During a high-level meeting in Jackson Hole, Wyoming, a week and a half ago, U.S. Federal Reserve Chair Janet Yellen gave the mainstream media the sound bite they were looking for. The economy (in her mind) was chugging along, and the labor market was for many months outperforming expectations. While not explicitly stating as such, it was widely speculated that an interest rate hike was coming sooner rather than later.
However, a peculiar thing happened in the bond market. The 10-year U.S. Treasury Yield picked up ever so slightly, then flattened out. Since the Jackson Hole meeting, the key interest rate has only gone up just shy of 1.5%. That is hardly the type of movement one would expect, considering the economic bullishness expressed by Yellen. Is this just a head-fake to steer the general public in the wrong direction?
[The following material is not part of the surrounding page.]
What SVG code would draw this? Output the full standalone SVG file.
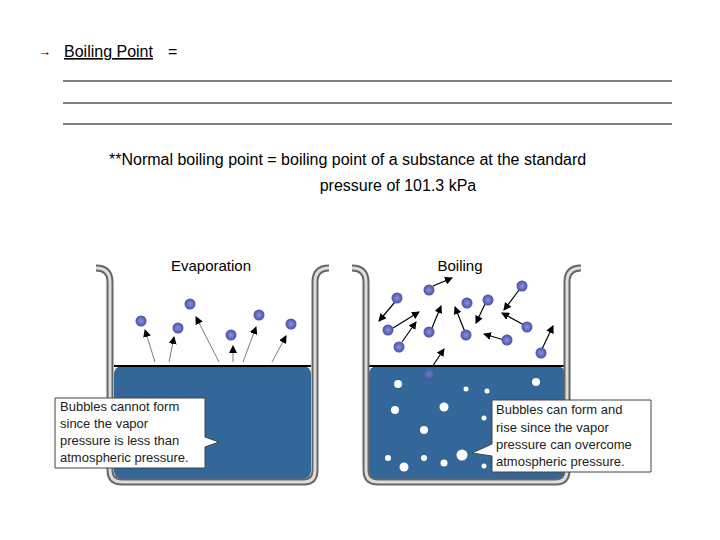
<svg xmlns="http://www.w3.org/2000/svg" width="720" height="540" viewBox="0 0 720 540">
<defs>
<marker id="ah" markerWidth="8" markerHeight="8" refX="7" refY="4" orient="auto" markerUnits="userSpaceOnUse"><path d="M0,0 L8,4 L0,8 Z" fill="#000"/></marker>
<radialGradient id="mol"><stop offset="0" stop-color="#8a92e0"/><stop offset="1" stop-color="#4a52a8"/></radialGradient>
<style>
.t{font-family:"Liberation Sans",Arial,sans-serif;fill:#000}
.wall{fill:none;stroke:#666;stroke-width:7;stroke-linejoin:round}
.wall2{fill:none;stroke:#ddd;stroke-width:3;stroke-linejoin:round}
.ar{stroke:#000;stroke-width:1.2;marker-end:url(#ah)}
.ar2{stroke:#8a7a6a;stroke-width:1;marker-end:url(#ah)}
.bub{fill:#fff}
.box{fill:#fff;stroke:#444;stroke-width:1}
.lbl{font-family:"Liberation Sans",Arial,sans-serif;font-size:13px;fill:#222}
</style>
</defs>
<g id="header">
<text class="t" x="38" y="56" font-size="13" fill="#39a">→</text>
<text class="t" x="64" y="57" font-size="16" text-decoration="underline">Boiling Point </text>
<text class="t" x="168" y="57" font-size="16">=</text>
<line x1="63" y1="81" x2="672" y2="81" stroke="#000"/>
<line x1="63" y1="103" x2="672" y2="103" stroke="#000"/>
<line x1="63" y1="124" x2="672" y2="124" stroke="#000"/>
<text class="t" x="109" y="165" font-size="16">**Normal boiling point = boiling point of a substance at the standard</text>
<text class="t" x="398" y="191" font-size="16" text-anchor="middle">pressure of 101.3 kPa</text>
</g>
<g id="evaporation">
<text class="t" x="211" y="271" font-size="15" text-anchor="middle" fill="#333">Evaporation</text>
<rect x="114" y="366" width="197" height="113" rx="8" fill="#336699"/>
<line x1="114" y1="366" x2="311" y2="366" stroke="#000" stroke-width="2"/>
<path class="wall" d="M96,268 Q110,268 110,282 V470 Q110,482 122,482 H304 Q315,482 315,470 V282 Q315,268 329,268"/>
<path class="wall2" d="M96,268 Q110,268 110,282 V470 Q110,482 122,482 H304 Q315,482 315,470 V282 Q315,268 329,268"/>
<g class="ar2"><line x1="155" y1="362" x2="145" y2="330"/><line x1="169" y1="362" x2="174" y2="337"/><line x1="219" y1="362" x2="196" y2="317"/><line x1="233" y1="362" x2="233" y2="346"/><line x1="243" y1="362" x2="256" y2="327"/><line x1="272" y1="362" x2="286" y2="336"/></g>
<g fill="url(#mol)"><circle cx="141" cy="321" r="5.5"/><circle cx="178" cy="328" r="5.5"/><circle cx="190" cy="304" r="5.5"/><circle cx="231" cy="335" r="5.5"/><circle cx="259" cy="315" r="5.5"/><circle cx="291" cy="324" r="5.5"/></g>
<path class="box" d="M55,398 H205 V437 L219,442 L205,447 V468 H55 Z"/>
<text class="lbl"><tspan x="60" y="411">Bubbles cannot form</tspan><tspan x="60" y="428">since the vapor</tspan><tspan x="60" y="445">pressure is less than</tspan><tspan x="60" y="462">atmospheric pressure.</tspan></text>
</g>
<g id="boiling">
<text class="t" x="460" y="271" font-size="15" text-anchor="middle" fill="#333">Boiling</text>
<rect x="369" y="366" width="196" height="113" rx="8" fill="#336699"/>
<line x1="369" y1="366" x2="565" y2="366" stroke="#000" stroke-width="2"/>
<path class="wall" d="M352,268 Q366,268 366,282 V470 Q366,482 378,482 H556 Q567,482 567,470 V282 Q567,268 581,268"/>
<path class="wall2" d="M352,268 Q366,268 366,282 V470 Q366,482 378,482 H556 Q567,482 567,470 V282 Q567,268 581,268"/>
<g class="ar"><line x1="395" y1="302" x2="379" y2="321"/><line x1="393" y1="328" x2="419" y2="312"/><line x1="402" y1="342" x2="416" y2="322"/><line x1="433" y1="286" x2="452" y2="278"/><line x1="432" y1="328" x2="441" y2="306"/><line x1="465" y1="332" x2="455" y2="307"/><line x1="485" y1="304" x2="476" y2="323"/><line x1="519" y1="290" x2="504" y2="310"/><line x1="524" y1="325" x2="502" y2="313"/><line x1="504" y1="340" x2="484" y2="334"/><line x1="542" y1="349" x2="553" y2="326"/><line x1="432" y1="367" x2="444" y2="349"/></g>
<g fill="url(#mol)"><circle cx="397" cy="298" r="5.5"/><circle cx="388" cy="330" r="5.5"/><circle cx="399" cy="347" r="5.5"/><circle cx="429" cy="290" r="5.5"/><circle cx="429" cy="332" r="5.5"/><circle cx="467" cy="303" r="5.5"/><circle cx="466" cy="335" r="5.5"/><circle cx="488" cy="300" r="5.5"/><circle cx="522" cy="286" r="5.5"/><circle cx="527" cy="327" r="5.5"/><circle cx="507" cy="340" r="5.5"/><circle cx="541" cy="353" r="5.5"/><circle cx="429" cy="374" r="5.5" opacity="0.6"/></g>
<g class="bub"><circle cx="398" cy="384" r="4"/><circle cx="395" cy="410" r="4"/><circle cx="424" cy="430" r="4"/><circle cx="444" cy="407" r="4.5"/><circle cx="466" cy="389" r="2.5"/><circle cx="487" cy="391" r="2.5"/><circle cx="536" cy="382" r="4"/><circle cx="484" cy="418" r="2.5"/><circle cx="388" cy="458" r="3"/><circle cx="404" cy="467" r="4.5"/><circle cx="424" cy="458" r="3"/><circle cx="444" cy="463" r="3.5"/><circle cx="462" cy="455" r="5.5"/><circle cx="484" cy="466" r="2.5"/></g>
<path class="box" d="M492,400 H651 V472 H492 V456 L472,453 L492,444 Z"/>
<text class="lbl"><tspan x="496" y="414">Bubbles can form and</tspan><tspan x="496" y="432">rise since the vapor</tspan><tspan x="496" y="449">pressure can overcome</tspan><tspan x="496" y="466">atmospheric pressure.</tspan></text>
</g>
</svg>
Obviously, it’s hard to look into the minds of people you personally don’t know. Nevertheless, there are important clues that suggest globalist bankers are sending out a deliberately mixed message. First, these are experts in the field of economics. As much as they are derided by the alternative investment community, bankers didn’t get to their lofty positions by being idiots.
More importantly, the message and the data completely contradict each other. For years, we’ve accepted the notion of slow growth in gross domestic product at around 2% annually. But if the labor market is improving substantively, GDP growth should likewise be substantive. It makes zero sense to have robustness in labor, and not translate into broad, economic activity.
No, jobs are improving nominally. That means that more people are working, but the positions they occupy now are nowhere as prestigious as the jobs those workers once had. This thesis also makes sense, considering that static wage growth has been a mainstream-accepted phenomenon. That certainly isn’t surprising, since a robust recovery can’t sustain itself on Wal-Mart jobs.
We then realize why interest rates haven’t picked up following Yellen’s hawkish remarks. The economy can’t handle, and probably won’t be able to handle for some time, an interest rate hike. Further evidence is provided in the technical charts of the 10-year Treasury note.
Since bottoming in early July this year, rates have risen steadily to the level they are now. However, true upside momentum has been limited. The ensuing product is a classic bearish wedge pattern. That implies a higher-than-normal probability that rates will go down, not up.
If so, that’ll be a massive contradiction of Yellen’s earlier statements. It also underscores the true fragility of our economic foundation.